• **Available data**:
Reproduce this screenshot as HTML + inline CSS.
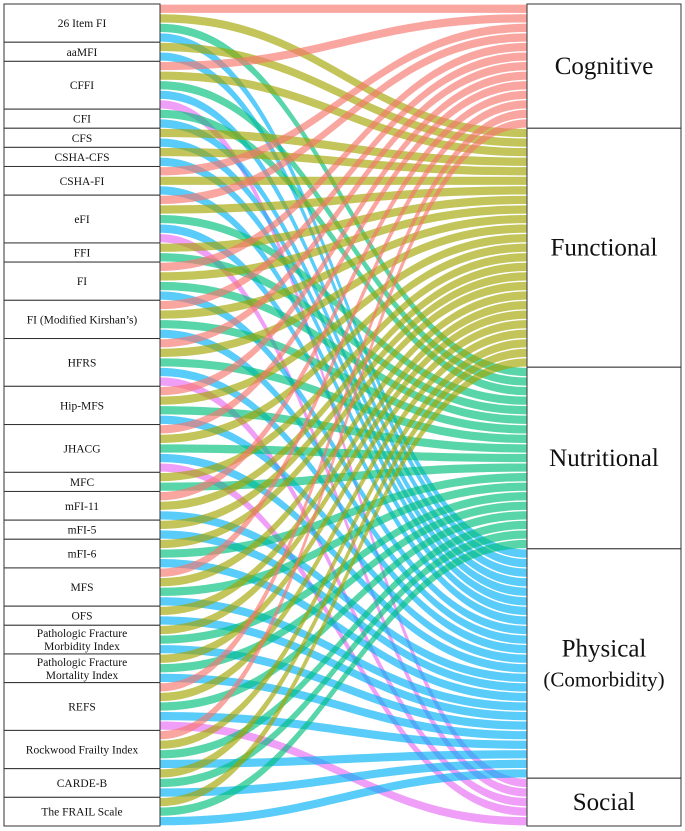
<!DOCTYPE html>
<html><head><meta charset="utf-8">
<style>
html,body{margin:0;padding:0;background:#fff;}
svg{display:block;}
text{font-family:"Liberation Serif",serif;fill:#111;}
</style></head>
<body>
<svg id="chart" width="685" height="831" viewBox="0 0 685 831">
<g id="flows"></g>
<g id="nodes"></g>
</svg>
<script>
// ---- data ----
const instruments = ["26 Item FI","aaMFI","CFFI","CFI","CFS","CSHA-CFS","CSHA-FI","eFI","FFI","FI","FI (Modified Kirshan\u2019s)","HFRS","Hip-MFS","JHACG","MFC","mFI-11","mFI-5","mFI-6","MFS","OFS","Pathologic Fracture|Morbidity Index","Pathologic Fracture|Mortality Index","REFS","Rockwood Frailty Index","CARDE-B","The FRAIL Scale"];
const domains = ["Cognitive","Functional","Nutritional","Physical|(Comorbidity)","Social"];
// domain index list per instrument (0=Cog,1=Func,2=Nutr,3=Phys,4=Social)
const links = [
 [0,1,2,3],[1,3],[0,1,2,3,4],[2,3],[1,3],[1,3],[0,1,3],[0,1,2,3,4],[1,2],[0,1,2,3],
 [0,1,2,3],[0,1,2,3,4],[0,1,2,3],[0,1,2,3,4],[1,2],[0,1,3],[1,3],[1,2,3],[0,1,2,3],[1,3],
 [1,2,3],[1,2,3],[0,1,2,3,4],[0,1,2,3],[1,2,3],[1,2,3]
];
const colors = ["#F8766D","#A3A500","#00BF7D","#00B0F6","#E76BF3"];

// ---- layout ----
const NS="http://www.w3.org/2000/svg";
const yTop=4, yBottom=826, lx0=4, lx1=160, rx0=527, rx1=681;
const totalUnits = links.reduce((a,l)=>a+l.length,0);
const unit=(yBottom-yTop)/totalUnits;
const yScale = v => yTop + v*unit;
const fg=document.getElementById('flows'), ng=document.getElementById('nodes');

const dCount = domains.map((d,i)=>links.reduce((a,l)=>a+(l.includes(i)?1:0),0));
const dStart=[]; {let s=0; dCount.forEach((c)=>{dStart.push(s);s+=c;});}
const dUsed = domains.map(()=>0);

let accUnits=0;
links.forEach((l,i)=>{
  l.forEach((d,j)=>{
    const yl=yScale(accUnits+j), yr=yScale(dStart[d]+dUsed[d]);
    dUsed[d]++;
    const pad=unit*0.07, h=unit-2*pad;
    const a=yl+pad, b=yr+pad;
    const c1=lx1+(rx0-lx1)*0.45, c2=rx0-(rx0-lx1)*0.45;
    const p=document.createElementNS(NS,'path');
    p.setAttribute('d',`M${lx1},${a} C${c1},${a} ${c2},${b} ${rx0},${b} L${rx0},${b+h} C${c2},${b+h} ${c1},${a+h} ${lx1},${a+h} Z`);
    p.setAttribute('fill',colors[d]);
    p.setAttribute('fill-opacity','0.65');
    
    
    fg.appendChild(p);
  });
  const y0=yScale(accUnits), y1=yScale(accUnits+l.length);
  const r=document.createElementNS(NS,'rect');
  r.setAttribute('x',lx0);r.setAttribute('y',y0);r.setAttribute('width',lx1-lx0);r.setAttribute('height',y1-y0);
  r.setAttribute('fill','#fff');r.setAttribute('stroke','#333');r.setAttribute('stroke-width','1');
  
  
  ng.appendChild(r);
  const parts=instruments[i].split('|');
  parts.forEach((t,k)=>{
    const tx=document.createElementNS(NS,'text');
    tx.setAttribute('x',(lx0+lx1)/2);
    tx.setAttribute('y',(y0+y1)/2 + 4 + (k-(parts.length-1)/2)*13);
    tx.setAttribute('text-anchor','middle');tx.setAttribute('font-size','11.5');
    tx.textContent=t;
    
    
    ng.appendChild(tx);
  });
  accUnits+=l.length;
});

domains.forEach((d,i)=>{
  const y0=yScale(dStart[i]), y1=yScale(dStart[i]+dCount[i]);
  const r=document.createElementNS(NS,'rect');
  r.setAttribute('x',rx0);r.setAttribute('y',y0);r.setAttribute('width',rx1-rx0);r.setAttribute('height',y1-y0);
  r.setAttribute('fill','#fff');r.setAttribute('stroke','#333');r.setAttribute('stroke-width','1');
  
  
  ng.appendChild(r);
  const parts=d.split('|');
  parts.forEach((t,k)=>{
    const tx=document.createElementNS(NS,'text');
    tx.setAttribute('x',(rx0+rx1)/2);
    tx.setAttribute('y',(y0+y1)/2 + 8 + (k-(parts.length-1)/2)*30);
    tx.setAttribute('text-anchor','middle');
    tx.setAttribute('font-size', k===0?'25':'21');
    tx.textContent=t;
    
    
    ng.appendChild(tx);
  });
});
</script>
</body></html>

• **Requirement**:
Write out the listing above exactly as it stands, pictures excluded.

• **Task response**:
Reproduce this screenshot as HTML + inline CSS.
<!DOCTYPE html>
<html><head><meta charset="utf-8">
<style>
html,body{margin:0;padding:0;background:#fff;}
svg{display:block;}
text{font-family:"Liberation Serif",serif;fill:#111;}
</style></head>
<body>
<svg id="chart" width="685" height="831" viewBox="0 0 685 831">
<g id="flows"></g>
<g id="nodes"></g>
</svg>
<script>
// ---- data ----
const instruments = ["26 Item FI","aaMFI","CFFI","CFI","CFS","CSHA-CFS","CSHA-FI","eFI","FFI","FI","FI (Modified Kirshan\u2019s)","HFRS","Hip-MFS","JHACG","MFC","mFI-11","mFI-5","mFI-6","MFS","OFS","Pathologic Fracture|Morbidity Index","Pathologic Fracture|Mortality Index","REFS","Rockwood Frailty Index","CARDE-B","The FRAIL Scale"];
const domains = ["Cognitive","Functional","Nutritional","Physical|(Comorbidity)","Social"];
// domain index list per instrument (0=Cog,1=Func,2=Nutr,3=Phys,4=Social)
const links = [
 [0,1,2,3],[1,3],[0,1,2,3,4],[2,3],[1,3],[1,3],[0,1,3],[0,1,2,3,4],[1,2],[0,1,2,3],
 [0,1,2,3],[0,1,2,3,4],[0,1,2,3],[0,1,2,3,4],[1,2],[0,1,3],[1,3],[1,2,3],[0,1,2,3],[1,3],
 [1,2,3],[1,2,3],[0,1,2,3,4],[0,1,2,3],[1,2,3],[1,2,3]
];
const colors = ["#F8766D","#A3A500","#00BF7D","#00B0F6","#E76BF3"];

// ---- layout ----
const NS="http://www.w3.org/2000/svg";
const yTop=4, yBottom=826, lx0=4, lx1=160, rx0=527, rx1=681;
const totalUnits = links.reduce((a,l)=>a+l.length,0);
const unit=(yBottom-yTop)/totalUnits;
const yScale = v => yTop + v*unit;
const fg=document.getElementById('flows'), ng=document.getElementById('nodes');

const dCount = domains.map((d,i)=>links.reduce((a,l)=>a+(l.includes(i)?1:0),0));
const dStart=[]; {let s=0; dCount.forEach((c)=>{dStart.push(s);s+=c;});}
const dUsed = domains.map(()=>0);

let accUnits=0;
links.forEach((l,i)=>{
  l.forEach((d,j)=>{
    const yl=yScale(accUnits+j), yr=yScale(dStart[d]+dUsed[d]);
    dUsed[d]++;
    const pad=unit*0.07, h=unit-2*pad;
    const a=yl+pad, b=yr+pad;
    const c1=lx1+(rx0-lx1)*0.45, c2=rx0-(rx0-lx1)*0.45;
    const p=document.createElementNS(NS,'path');
    p.setAttribute('d',`M${lx1},${a} C${c1},${a} ${c2},${b} ${rx0},${b} L${rx0},${b+h} C${c2},${b+h} ${c1},${a+h} ${lx1},${a+h} Z`);
    p.setAttribute('fill',colors[d]);
    p.setAttribute('fill-opacity','0.65');
    
    
    fg.appendChild(p);
  });
  const y0=yScale(accUnits), y1=yScale(accUnits+l.length);
  const r=document.createElementNS(NS,'rect');
  r.setAttribute('x',lx0);r.setAttribute('y',y0);r.setAttribute('width',lx1-lx0);r.setAttribute('height',y1-y0);
  r.setAttribute('fill','#fff');r.setAttribute('stroke','#333');r.setAttribute('stroke-width','1');
  
  
  ng.appendChild(r);
  const parts=instruments[i].split('|');
  parts.forEach((t,k)=>{
    const tx=document.createElementNS(NS,'text');
    tx.setAttribute('x',(lx0+lx1)/2);
    tx.setAttribute('y',(y0+y1)/2 + 4 + (k-(parts.length-1)/2)*13);
    tx.setAttribute('text-anchor','middle');tx.setAttribute('font-size','11.5');
    tx.textContent=t;
    
    
    ng.appendChild(tx);
  });
  accUnits+=l.length;
});

domains.forEach((d,i)=>{
  const y0=yScale(dStart[i]), y1=yScale(dStart[i]+dCount[i]);
  const r=document.createElementNS(NS,'rect');
  r.setAttribute('x',rx0);r.setAttribute('y',y0);r.setAttribute('width',rx1-rx0);r.setAttribute('height',y1-y0);
  r.setAttribute('fill','#fff');r.setAttribute('stroke','#333');r.setAttribute('stroke-width','1');
  
  
  ng.appendChild(r);
  const parts=d.split('|');
  parts.forEach((t,k)=>{
    const tx=document.createElementNS(NS,'text');
    tx.setAttribute('x',(rx0+rx1)/2);
    tx.setAttribute('y',(y0+y1)/2 + 8 + (k-(parts.length-1)/2)*30);
    tx.setAttribute('text-anchor','middle');
    tx.setAttribute('font-size', k===0?'25':'21');
    tx.textContent=t;
    
    
    ng.appendChild(tx);
  });
});
</script>
</body></html>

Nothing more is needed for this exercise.